Systematic listing — write outcomes in order
The trick is to fix one variable at a time and cycle through the others. This guarantees you neither miss outcomes nor count duplicates.
Worked example: How many two-digit numbers can you make from the digits 2, 3, 5 if digits cannot repeat?
Fix the tens digit, then list the units in order:
- Tens 2: 23, 25
- Tens 3: 32, 35
- Tens 5: 52, 53
Total: 6 numbers.
For more variables, use a tree diagram or a table — they enforce the system on you.
The product rule
If a process has independent stages, multiply the number of choices at each stage.
Stage 1 has m outcomes, Stage 2 has n outcomes, …, Stage k has p outcomes → Total = m × n × … × p.
Worked example: a menu has 4 starters, 6 mains and 3 desserts. How many three-course meals? 4 × 6 × 3 = 72 meals.
With or without repetition
This is the key question to ask yourself.
With repetition (digits can repeat): each stage has the same number of choices.
- 4-digit codes from 0–9 (digits may repeat): 10 × 10 × 10 × 10 = 10,000.
Without repetition (each item used once): the number of choices reduces by 1 each stage.
- 3-letter words from {A, B, C, D, E} no repeats: 5 × 4 × 3 = 60.
For full permutations of n distinct items: n × (n−1) × (n−2) × … × 1 = n! ("n factorial").
Restrictions — handle them first
Always deal with restrictions BEFORE counting the rest, because they cut the choices for that stage.
Worked example: How many 3-digit numbers between 100 and 999 are odd?
- Hundreds: 9 choices (1–9, no leading zero).
- Tens: 10 choices (0–9).
- Units: 5 choices (must be odd: 1, 3, 5, 7, 9). Total = 9 × 10 × 5 = 450.
Choosing vs arranging — order matters?
If order matters (e.g. running positions in a race), count using the product rule directly. If order does NOT matter (e.g. choosing 3 friends from 10 to invite), divide by the number of ways to arrange the chosen set: 10 × 9 × 8 ÷ (3 × 2 × 1) = 120.

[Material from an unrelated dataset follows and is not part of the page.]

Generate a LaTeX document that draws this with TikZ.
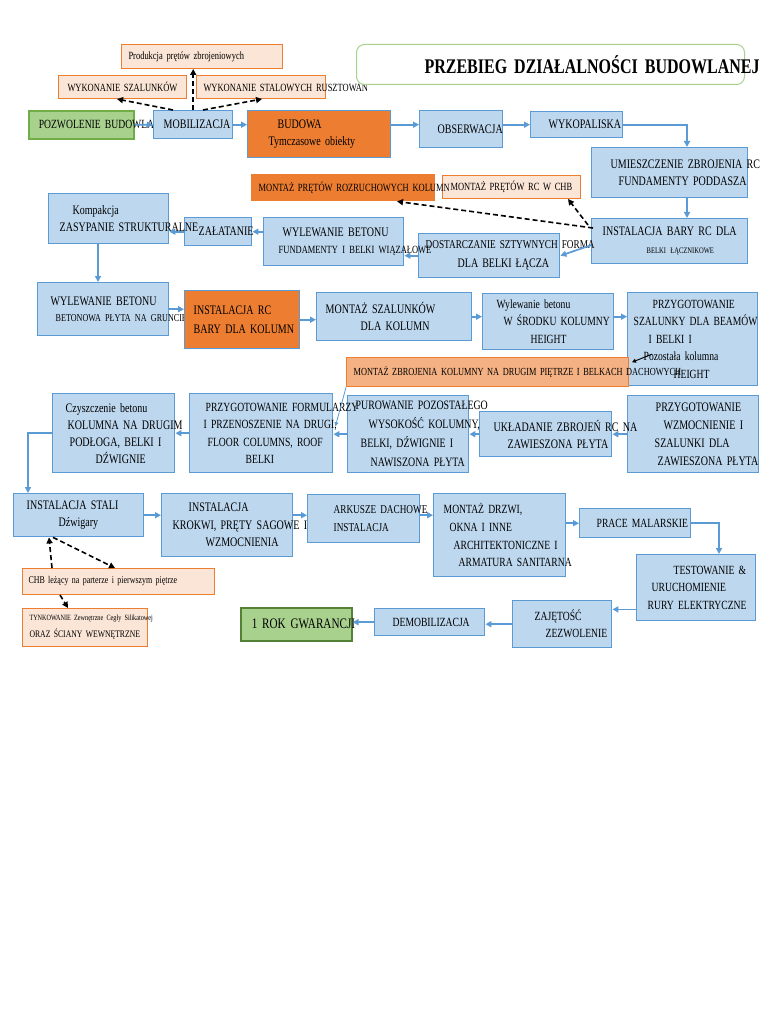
\documentclass[tikz,border=0pt]{standalone}
\usepackage{fontspec}
\setmainfont{Liberation Serif}[FakeStretch=0.77]
\usepackage{tikz}
\usetikzlibrary{arrows.meta, calc}

\definecolor{bfill}{HTML}{BDD7EE}
\definecolor{bedge}{HTML}{5B9BD5}
\definecolor{ofill}{HTML}{ED7D31}
\definecolor{lofill}{HTML}{FBE5D6}
\definecolor{zfill}{HTML}{F4B183}
\definecolor{gfill}{HTML}{A9D18E}
\definecolor{gedge}{HTML}{70AD47}
\definecolor{gdark}{HTML}{548235}

% one line of box text, indented from the left edge
\newcommand{\boxline}[2]{\makebox[0pt][l]{\hspace*{#1pt}#2}}

\begin{document}
\begin{tikzpicture}[
		x=1pt, y=-1pt,
		boxat/.style 2 args={rectangle, anchor=north west, inner xsep=0pt, inner ysep=1pt,
			minimum width=#1pt, text width=#1pt, minimum height=#2pt, align=left,
			font=\fontsize{13}{17.5}\selectfont},
		bluebox/.style={draw=bedge, line width=1.4pt, fill=bfill},
		orangebox/.style={draw=ofill, line width=1.4pt, fill=ofill},
		lightbox/.style={draw=ofill, line width=1pt, fill=lofill},
		peachbox/.style={draw=ofill, line width=1.4pt, fill=zfill},
		greenbox/.style={draw=#1, line width=1.6pt, fill=gfill},
		titlebox/.style={draw=gfill, line width=1pt, fill=white, rounded corners=8pt},
		flow/.style={draw=bedge, line width=1.7pt, -{Triangle[length=6pt,width=6pt]}},
		thinflow/.style={draw=bedge, line width=0.8pt, -{Triangle[length=4pt,width=4pt]}},
		pointer/.style={draw=black, line width=1pt, -{Triangle[length=4pt,width=4pt]}},
		dashflow/.style={draw=black, line width=1.6pt, dash pattern=on 5pt off 3pt, -{Triangle[length=6pt,width=6pt]}}
		]
		
		\fill[white] (0,0) rectangle (768,1024);
		
		% First row
		\node[lightbox, boxat={161}{24}, font=\fontsize{11}{13}\selectfont] (prod) at (121,44) {\boxline{7}{Produkcja prętów zbrojeniowych}};
		\node[lightbox, boxat={128}{23}, font=\fontsize{11}{13}\selectfont] (szal) at (58,75) {\boxline{9}{WYKONANIE SZALUNKÓW}};
		\node[lightbox, boxat={129}{23}, font=\fontsize{11}{13}\selectfont] (rusz) at (196,75) {\boxline{7}{WYKONANIE STALOWYCH RUSZTOWAŃ}};
		\node[greenbox=gedge, boxat={105}{28}, font=\fontsize{12.5}{15}\selectfont] (pozw) at (28,110) {\boxline{10}{POZWOLENIE BUDOWLANE}};
		\node[bluebox, boxat={79}{28}] (mobil) at (153,110) {\boxline{10}{MOBILIZACJA}};
		\node[orangebox, draw=bedge, boxat={143}{47}] (budowa) at (247,110) {\boxline{30}{BUDOWA}\\\boxline{21}{Tymczasowe obiekty}};
		\node[titlebox, boxat={388}{40}, font=\bfseries\fontsize{20.8}{24}\selectfont] (title) at (356,44) {\boxline{68}{PRZEBIEG DZIAŁALNOŚCI BUDOWLANEJ}};
		\node[bluebox, boxat={83}{37}] (obs) at (419,110) {\boxline{18}{OBSERWACJA}};
		\node[bluebox, boxat={92}{26}] (wyk) at (530,111) {\boxline{18}{WYKOPALISKA}};
		\node[bluebox, boxat={156}{50}] (umie) at (591,147) {\boxline{19}{UMIESZCZENIE ZBROJENIA RC}\\\boxline{27}{FUNDAMENTY PODDASZA}};
		
		% Second row
		\node[lightbox, boxat={138}{23}, font=\fontsize{11}{13}\selectfont] (chb) at (442,175) {\boxline{8}{MONTAŻ PRĘTÓW RC W CHB}};
		\node[orangebox, boxat={183}{26}, font=\fontsize{11}{13}\selectfont] (rozr) at (251,174) {\boxline{7}{MONTAŻ PRĘTÓW ROZRUCHOWYCH KOLUMN}};
		\node[bluebox, boxat={156}{45}] (instb) at (591,218) {\boxline{11}{INSTALACJA BARY RC DLA}\\\boxline{55}{\fontsize{8.5}{10}\selectfont BELKI ŁĄCZNIKOWE}};
		\node[bluebox, boxat={141}{44}, font=\fontsize{12}{19}\selectfont] (dost) at (418,233) {\boxline{7}{DOSTARCZANIE SZTYWNYCH FORMA}\\\boxline{39}{\fontsize{13}{15}\selectfont DLA BELKI ŁĄCZA}};
		\node[bluebox, boxat={140}{48}] (wylew1) at (263,217) {\boxline{19}{WYLEWANIE BETONU}\\\boxline{15}{\fontsize{11}{13}\selectfont FUNDAMENTY I BELKI WIĄZAŁOWE}};
		\node[bluebox, boxat={67}{28}] (zal) at (184,217) {\boxline{14}{ZAŁATANIE}};
		\node[bluebox, boxat={120}{50}] (komp) at (48,193) {\boxline{24}{Kompakcja}\\\boxline{11}{ZASYPANIE STRUKTURALNE}};
		
		% Third row
		\node[bluebox, boxat={131}{53}, font=\fontsize{13}{15.5}\selectfont] (wylew2) at (37,282) {\boxline{13}{WYLEWANIE BETONU}\\\boxline{18}{\fontsize{10.5}{12}\selectfont BETONOWA PŁYTA NA GRUNCIE}};
		\node[orangebox, draw=bedge, boxat={115}{58}, font=\fontsize{13}{19}\selectfont] (instrc) at (184,290) {\boxline{9}{INSTALACJA RC}\\\boxline{9}{BARY DLA KOLUMN}};
		\node[bluebox, boxat={155}{48}] (szalk) at (316,292) {\boxline{9}{MONTAŻ SZALUNKÓW}\\\boxline{44}{DLA KOLUMN}};
		\node[bluebox, boxat={131}{56}, font=\fontsize{12.5}{17.5}\selectfont] (srod) at (482,293) {\boxline{14}{Wylewanie betonu}\\\boxline{21}{W ŚRODKU KOLUMNY}\\\boxline{48}{HEIGHT}};
		\node[bluebox, boxat={130}{93}, font=\fontsize{12.5}{17.5}\selectfont] (beam) at (627,292) {\boxline{25}{PRZYGOTOWANIE}\\\boxline{6}{SZALUNKY DLA BEAMÓW}\\\boxline{21}{I BELKI I}\\\boxline{16}{Pozostała kolumna}\\\boxline{46}{HEIGHT}};
		\node[peachbox, boxat={282}{29}, font=\fontsize{10.8}{13}\selectfont] (zbroj) at (346,357) {\boxline{7}{MONTAŻ ZBROJENIA KOLUMNY NA DRUGIM PIĘTRZE I BELKACH DACHOWYCH}};
		
		% Fourth row
		\node[bluebox, boxat={121}{77}, font=\fontsize{12.8}{19}\selectfont] (purow) at (347,395) {\boxline{8}{PUROWANIE POZOSTAŁEGO}\\\boxline{21}{WYSOKOŚĆ KOLUMNY,}\\\boxline{13}{BELKI, DŹWIGNIE I}\\\boxline{23}{NAWISZONA PŁYTA}};
		\node[bluebox, boxat={143}{79}, font=\fontsize{12.5}{17.5}\selectfont] (form) at (189,393) {\boxline{16}{PRZYGOTOWANIE FORMULARZY}\\\boxline{14}{I PRZENOSZENIE NA DRUGI,}\\\boxline{18}{FLOOR COLUMNS, ROOF}\\\boxline{56}{BELKI}};
		\node[bluebox, boxat={122}{79}, font=\fontsize{13}{17}\selectfont] (czysz) at (52,393) {\boxline{13}{Czyszczenie betonu}\\\boxline{15}{KOLUMNA NA DRUGIM}\\\boxline{17}{PODŁOGA, BELKI I}\\\boxline{43}{DŹWIGNIE}};
		\node[bluebox, boxat={131}{77}, font=\fontsize{13}{18}\selectfont] (wzm) at (627,395) {\boxline{28}{PRZYGOTOWANIE}\\\boxline{36}{WZMOCNIENIE I}\\\boxline{27}{SZALUNKI DLA}\\\boxline{30}{ZAWIESZONA PŁYTA}};
		\node[bluebox, boxat={132}{45}, font=\fontsize{13}{17}\selectfont] (ukl) at (479,411) {\boxline{14}{UKŁADANIE ZBROJEŃ RC NA}\\\boxline{28}{ZAWIESZONA PŁYTA}};
		
		% Fifth row
		\node[bluebox, boxat={130}{43}, font=\fontsize{13}{17}\selectfont] (stali) at (13,493) {\boxline{13}{INSTALACJA STALI}\\\boxline{45}{Dźwigary}};
		\node[bluebox, boxat={131}{63}] (krok) at (161,493) {\boxline{27}{INSTALACJA}\\\boxline{11}{KROKWI, PRĘTY SAGOWE I}\\\boxline{44}{WZMOCNIENIA}};
		\node[bluebox, boxat={112}{48}, font=\fontsize{12}{18}\selectfont] (ark) at (307,494) {\boxline{26}{ARKUSZE DACHOWE}\\\boxline{26}{INSTALACJA}};
		\node[bluebox, boxat={132}{83}, font=\fontsize{12.5}{17.7}\selectfont] (drzwi) at (433,493) {\boxline{10}{MONTAŻ DRZWI,}\\\boxline{16}{OKNA I INNE}\\\boxline{20}{ARCHITEKTONICZNE I}\\\boxline{25}{ARMATURA SANITARNA}};
		\node[bluebox, boxat={111}{29}, font=\fontsize{12.5}{15}\selectfont] (malar) at (579,508) {\boxline{17}{PRACE MALARSKIE}};
		\node[bluebox, boxat={119}{66}, font=\fontsize{12.5}{17.5}\selectfont] (test) at (636,554) {\boxline{37}{TESTOWANIE \&}\\\boxline{15}{URUCHOMIENIE}\\\boxline{11}{RURY ELEKTRYCZNE}};
		\node[bluebox, boxat={99}{47}, font=\fontsize{12.5}{17}\selectfont] (zaj) at (512,600) {\boxline{22}{ZAJĘTOŚĆ}\\\boxline{33}{ZEZWOLENIE}};
		\node[bluebox, boxat={110}{27}, font=\fontsize{12.5}{15}\selectfont] (demob) at (374,608) {\boxline{18}{DEMOBILIZACJA}};
		\node[greenbox=gdark, boxat={111}{33}, font=\fontsize{14.5}{17}\selectfont] (gwar) at (240,607) {\boxline{11}{1 ROK GWARANCJI}};
		\node[lightbox, boxat={192}{26}, font=\fontsize{10.3}{12}\selectfont] (chb2) at (22,568) {\boxline{6}{CHB leżący na parterze i pierwszym piętrze}};
		\node[lightbox, boxat={125}{38}, font=\fontsize{10}{17}\selectfont] (tynk) at (22,608) {\boxline{7}{\fontsize{8}{9}\selectfont TYNKOWANIE Zewnętrzne Cegły Silikatowej}\\\boxline{7}{ORAZ ŚCIANY WEWNĘTRZNE}};
		
		% Main flow
		\draw[flow] (pozw.east) -- (mobil.west);
		\draw[flow] (mobil.east) -- (mobil.east -| budowa.west);
		\draw[flow] (budowa.east |- mobil.east) -- (obs.west |- mobil.east);
		\draw[flow] (obs.east |- wyk.west) -- (wyk.west);
		\draw[flow] (wyk.east) -| ($(umie.north west)+(96,0)$);
		\draw[flow] ($(umie.south west)+(96,0)$) -- ($(instb.north west)+(96,0)$);
		\draw[flow] ($(instb.west)+(0,4)$) -- (dost.east);
		\draw[flow] (dost.west) -- (dost.west -| wylew1.east);
		\draw[flow] (zal.east -| wylew1.west) -- (zal.east);
		\draw[flow] (zal.west) -- (zal.west -| komp.east);
		\draw[flow] ($(komp.south west)+(50,0)$) -- ($(wylew2.north west)+(61,0)$);
		\draw[flow] (wylew2.east) -- (wylew2.east -| instrc.west);
		\draw[flow] (instrc.east) -- (instrc.east -| szalk.west);
		\draw[flow] (szalk.east) -- (szalk.east -| srod.west);
		\draw[flow] (szalk.east -| srod.east) -- (szalk.east -| beam.west);
		\draw[pointer] ($(beam.west)+(25,15)$) -- ($(beam.west)+(5,23)$);
		\draw[thinflow] (zbroj.south west) -- ($(form.east)+(2,-7)$);
		\draw[flow] (purow.west) -- (purow.west -| form.east);
		\draw[flow] (ukl.west) -- (ukl.west -| purow.east);
		\draw[flow] (wzm.west) -- (wzm.west -| ukl.east);
		\draw[flow] (form.west) -- (form.west -| czysz.east);
		\draw[flow] (czysz.west) -| ($(stali.north west)+(15,0)$);
		\draw[flow] (stali.east) -- (stali.east -| krok.west);
		\draw[flow] (stali.east -| krok.east) -- (stali.east -| ark.west);
		\draw[flow] (stali.east -| ark.east) -- (stali.east -| drzwi.west);
		\draw[flow] (malar.west -| drzwi.east) -- (malar.west);
		\draw[flow] (malar.east) -| ($(test.north west)+(83,0)$);
		\coordinate (tz) at ($(test.south west)+(0,-12)$);
		\draw[flow] (tz) -- (tz -| zaj.east);
		\draw[flow] (zaj.west) -- (zaj.west -| demob.east);
		\draw[flow] (demob.west) -- (demob.west -| gwar.east);
		
		% Side tasks (dashed)
		\draw[dashflow] (mobil.north) -- (mobil.north |- prod.south);
		\draw[dashflow] ($(mobil.north west)+(20,0)$) -- ($(szal.south west)+(59,0)$);
		\draw[dashflow] ($(mobil.north west)+(50,0)$) -- ($(rusz.south west)+(66,0)$);
		\draw[dashflow] ($(instb.north west)+(2,10)$) -- ($(rozr.south west)+(146,0)$);
		\draw[dashflow] ($(instb.north west)+(-3,7)$) -- ($(chb.south west)+(126,0)$);
		\draw[dashflow] ($(chb2.north west)+(30,0)$) -- ($(stali.south west)+(36,0)$);
		\draw[dashflow] ($(stali.south west)+(40,0)$) -- ($(chb2.north west)+(93,0)$);
		\draw[dashflow] ($(chb2.south west)+(38,0)$) -- ($(tynk.north west)+(46,0)$);
		
	\end{tikzpicture}
\end{document}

This is "n choose r", written ⁿCᵣ or C(n, r), and is examined at Higher tier.
⚠Common mistakes— Common mistakes (examiner traps)
- Adding instead of multiplying when stages are independent. "OR" suggests +, but only when outcomes are mutually exclusive within ONE stage. Sequential choices ("AND") need ×.
- Forgetting to reduce when items can't repeat. 5 × 5 × 5 vs 5 × 4 × 3 — read carefully.
- Allowing leading zeros when the question forbids them (e.g. counting 4-digit numbers ≥ 1000).
- Listing without a system, so duplicates appear and items are missed.
- Confusing "arrangements" with "selections" — divide by r! when order doesn't matter.
➜Try this— Quick check
A 3-digit code uses the digits 1, 2, 3, 4, 5 with no repeats and the code must be even. How many codes are possible?
Last digit must be 2 or 4 → 2 choices. First digit: 4 remaining → 4 choices. Middle digit: 3 remaining → 3 choices. Total = 4 × 3 × 2 = 24 codes.